Gifting appreciated assets during a taxpayer’s lifetime contrasts sharply with the step-up rule. When an asset is gifted, the recipient, or donee, generally takes the donor’s original cost basis, known as a “carryover basis.” The donee assumes the entire accrued capital gains liability when they eventually sell the asset.
If a parent gives a child stock purchased for $10,000 that is now worth $50,000, the child’s basis remains $10,000. Upon selling the stock, the child must recognize the entire $40,000 gain. Gifting does not eliminate the capital gains tax but merely shifts the liability from the donor to the donee.
This strategy can still be useful if the donee is in a lower tax bracket than the donor.

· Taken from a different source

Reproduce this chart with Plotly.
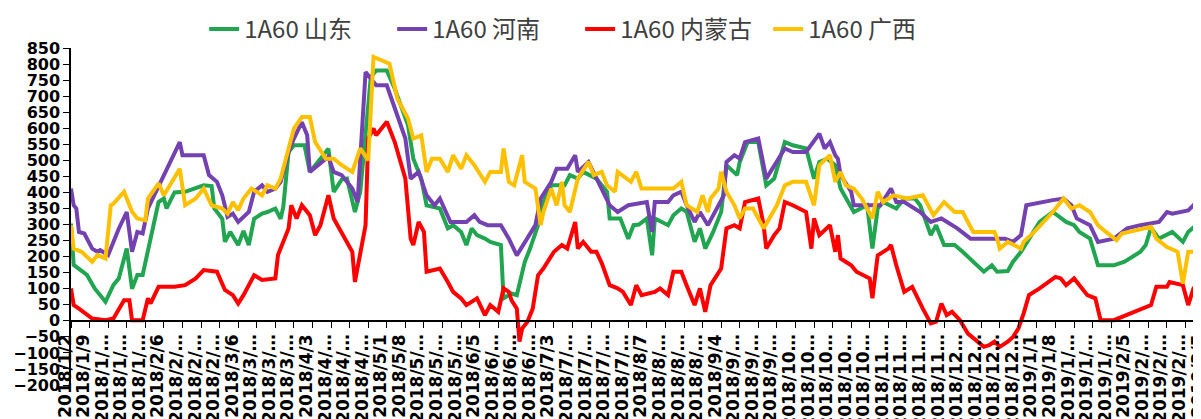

The capital gain may be taxed at the donee’s lower preferential long-term rate, potentially 0% or 15%, resulting in an overall family tax saving. However, the Kiddie Tax rules may apply to unearned income of children under age 24, potentially negating this benefit.
Donating long-term appreciated assets directly to a qualified charitable organization provides a dual tax benefit. The donor avoids paying any capital gains tax on the appreciation that would have been due had they sold the asset themselves. The charitable organization, being tax-exempt, can sell the asset without incurring tax.
Furthermore, the donor is typically entitled to claim an income tax deduction for the full Fair Market Value (FMV) of the donated asset. The asset must have been held for more than one year to qualify for the full FMV deduction. This combination of avoiding capital gains and receiving a substantial deduction makes charitable giving of appreciated property one of the most tax-efficient philanthropic strategies available.
The deduction for the donation of long-term appreciated property is limited to 30% of the donor’s Adjusted Gross Income (AGI). Any excess deduction can be carried forward for up to five subsequent tax years. This strategy effectively converts a potential tax liability into an immediate income tax benefit.